Stop at the line containing "ax.computed_zorder = False": write out every line from the beginning of the entries up to and including it, minus the pictures.

Figure scripts

--*--

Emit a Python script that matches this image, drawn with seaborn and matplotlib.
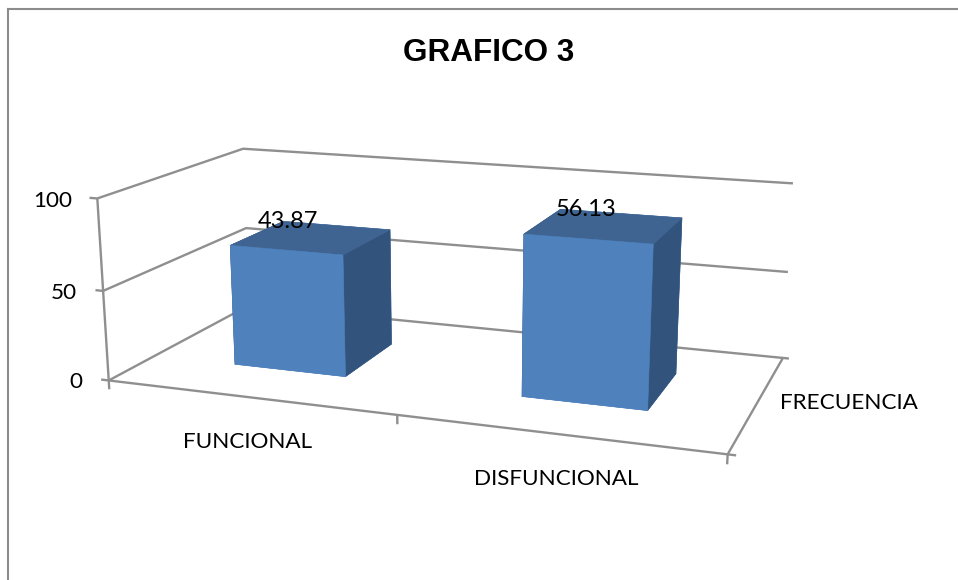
import numpy as np
import matplotlib
matplotlib.use("Agg")
import matplotlib.pyplot as plt
import seaborn as sns
from mpl_toolkits.mplot3d import Axes3D  # noqa
from mpl_toolkits.mplot3d.art3d import Line3DCollection

categories = ["FUNCIONAL", "DISFUNCIONAL"]
# bar heights are the counts, the labels on them are the percentages
frequencies = [68, 87]
percent_labels = ["43.87", "56.13"]
value_ticks = [0, 50, 100]
series_name = "FRECUENCIA"
chart_title = "GRAFICO 3"

bar_left = [0.15, 0.65]
bar_width = 0.2
bar_front = 0.3
bar_depth = 0.4
label_shift = [-0.043, -0.03]
# bar3d face order: bottom, top, front, back, left, right
face_colors = ["#4F81BD", "#3F6491", "#4F81BD", "#4F81BD", "#32547C", "#32547C"]

# where the chart box corners sit on the page: (category, depth, value) -> pixel
anchors = [
    (0, 0, 0, 109, 380), (0, 0, 50, 104, 291), (0, 0, 100, 97, 198),
    (0, 1, 0, 249, 305), (0, 1, 50, 246, 228), (0, 1, 100, 243, 149),
    (1, 1, 0, 783, 358), (1, 1, 50, 788, 272), (1, 1, 100, 793, 183.5),
    (1, 0, 0, 728, 453), (0.5, 0, 0, 396, 417),
]

sns.set_theme(style="white")
fig = plt.figure(figsize=(9.58, 5.8), dpi=100)

bg = fig.add_axes([8 / 958, 0, 950 / 958, 571 / 580])
bg.set_xticks([])
bg.set_yticks([])
sns.despine(ax=bg, right=True, bottom=True, left=False, top=False)
for side in ["left", "top"]:
    bg.spines[side].set_color("#8c8c8c")
    bg.spines[side].set_linewidth(1.5)

ax = fig.add_axes([0, 0, 1, 1], projection="3d")
ax.apply_aspect = lambda position=None: None
ax.set_axis_off()
ax.patch.set_alpha(0)
ax.computed_zorder = False


def fit_projection(points):
    rows, rhs = [], []
    inv = ax.transData.inverted()
    for x, d, v, px, py in points:
        u, w = inv.transform((px, 580 - py))
        rows.append([x, d, v, 1, 0, 0, 0, 0, -u * x, -u * d, -u * v])
        rows.append([0, 0, 0, 0, x, d, v, 1, -w * x, -w * d, -w * v])
        rhs += [u, w]
    p = np.linalg.lstsq(np.array(rows, float), np.array(rhs, float), rcond=None)[0]
    return np.array([
        [p[0], p[1], p[2], p[3]],
        [p[4], p[5], p[6], p[7]],
        [-0.3, 1.0, -0.003, 0.5],
        [p[8], p[9], p[10], 1.0],
    ])


M = fit_projection(anchors)
ax.get_proj = lambda: M

segments = []
for v in value_ticks:
    segments.append([(-0.014, 0, v), (0, 0, v), (0, 1, v), (1, 1, v)])
segments.append([(0, 0, 0), (0, 0, value_ticks[-1])])
segments.append([(0, 0, 0), (1, 0, 0), (1, 1, 0), (1.01, 1, 0)])
segments.append([(1, 0, 0), (1.012, 0, 0)])
for x in [0, 0.5, 1]:
    segments.append([(x, 0, 0), (x, 0, -5)])
grid = Line3DCollection(segments, colors="#8f8f8f", linewidths=1.7, zorder=1)
ax.add_collection3d(grid, autolim=False)

for i, val in enumerate(frequencies):
    ax.bar3d(bar_left[i], bar_front, 0, bar_width, bar_depth, val, shade=False,
             color=face_colors, edgecolor=face_colors, linewidth=0.4, zorder=2 + i)
    ax.text(bar_left[i] + bar_width / 2 + label_shift[i], bar_front + bar_depth / 2, val + 8, percent_labels[i],
            ha="center", va="center", fontsize=17, family="Lato", color="black", zorder=5)

lab_kw = dict(fontsize=16.2, family="Lato", color="black", va="center")
fig.text(489 / 958, 1 - 53 / 580, chart_title, ha="center", va="center", fontsize=22.7,
         fontweight="bold", family="Liberation Sans", color="black")
for tick, px, py in zip(value_ticks, [82, 77, 72], [382, 293, 201]):
    fig.text(px / 958, 1 - py / 580, str(tick), ha="right", **lab_kw)
fig.text(248 / 958, 1 - 442 / 580, categories[0], ha="center", **lab_kw)
fig.text(556 / 958, 1 - 479 / 580, categories[1], ha="center", **lab_kw)
fig.text(849 / 958, 1 - 403 / 580, series_name, ha="center", **lab_kw)

fig.savefig("out.png", dpi=100)
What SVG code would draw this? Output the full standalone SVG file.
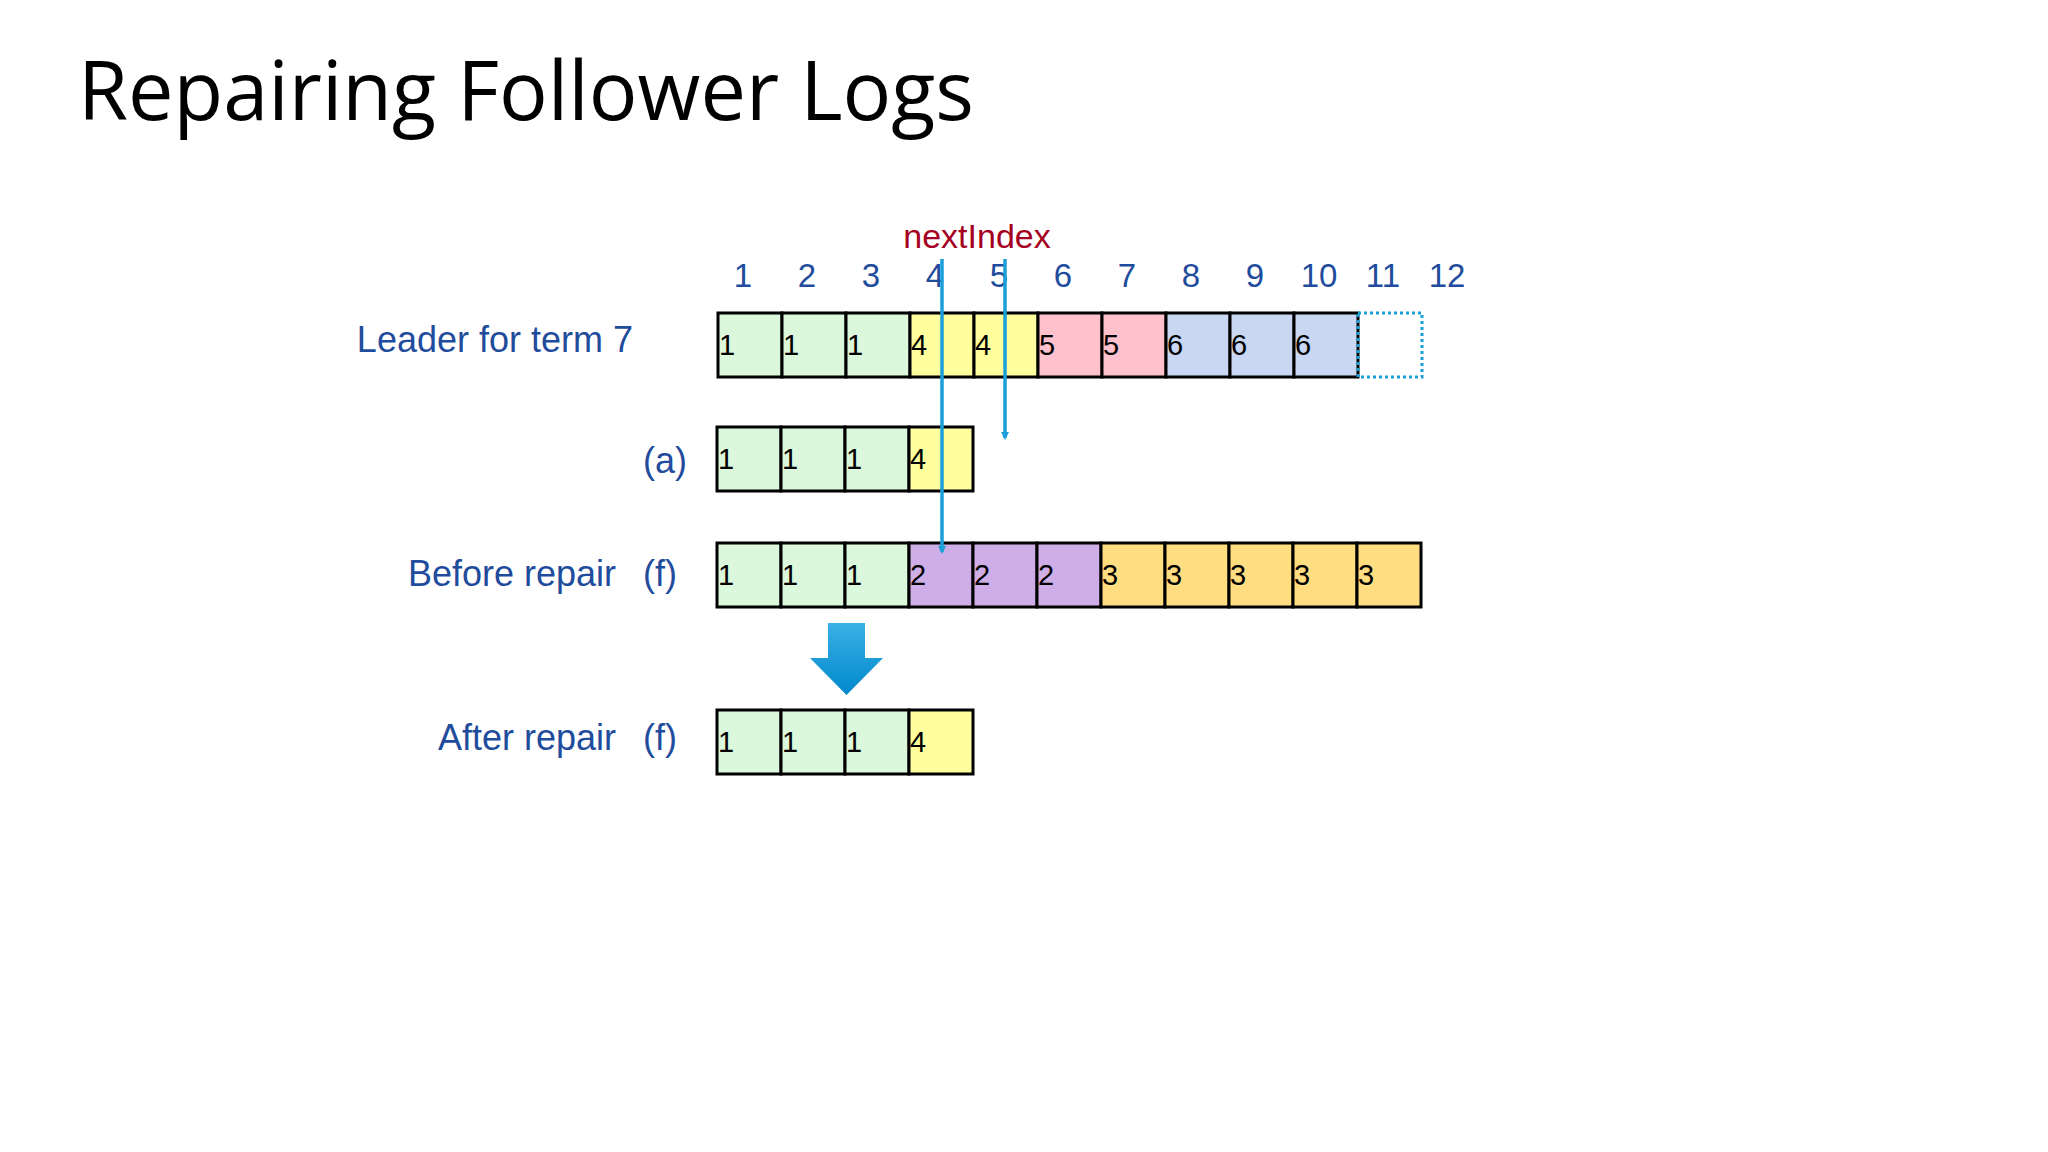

--*--

Finished exercise:
Emit a Python script that matches this image, drawn with seaborn and matplotlib.
import numpy as np
import matplotlib
matplotlib.use("Agg")
import matplotlib.pyplot as plt
import seaborn as sns
from mpl_toolkits.mplot3d import Axes3D  # noqa
from mpl_toolkits.mplot3d.art3d import Line3DCollection

categories = ["FUNCIONAL", "DISFUNCIONAL"]
# bar heights are the counts, the labels on them are the percentages
frequencies = [68, 87]
percent_labels = ["43.87", "56.13"]
value_ticks = [0, 50, 100]
series_name = "FRECUENCIA"
chart_title = "GRAFICO 3"

bar_left = [0.15, 0.65]
bar_width = 0.2
bar_front = 0.3
bar_depth = 0.4
label_shift = [-0.043, -0.03]
# bar3d face order: bottom, top, front, back, left, right
face_colors = ["#4F81BD", "#3F6491", "#4F81BD", "#4F81BD", "#32547C", "#32547C"]

# where the chart box corners sit on the page: (category, depth, value) -> pixel
anchors = [
    (0, 0, 0, 109, 380), (0, 0, 50, 104, 291), (0, 0, 100, 97, 198),
    (0, 1, 0, 249, 305), (0, 1, 50, 246, 228), (0, 1, 100, 243, 149),
    (1, 1, 0, 783, 358), (1, 1, 50, 788, 272), (1, 1, 100, 793, 183.5),
    (1, 0, 0, 728, 453), (0.5, 0, 0, 396, 417),
]

sns.set_theme(style="white")
fig = plt.figure(figsize=(9.58, 5.8), dpi=100)

bg = fig.add_axes([8 / 958, 0, 950 / 958, 571 / 580])
bg.set_xticks([])
bg.set_yticks([])
sns.despine(ax=bg, right=True, bottom=True, left=False, top=False)
for side in ["left", "top"]:
    bg.spines[side].set_color("#8c8c8c")
    bg.spines[side].set_linewidth(1.5)

ax = fig.add_axes([0, 0, 1, 1], projection="3d")
ax.apply_aspect = lambda position=None: None
ax.set_axis_off()
ax.patch.set_alpha(0)
ax.computed_zorder = False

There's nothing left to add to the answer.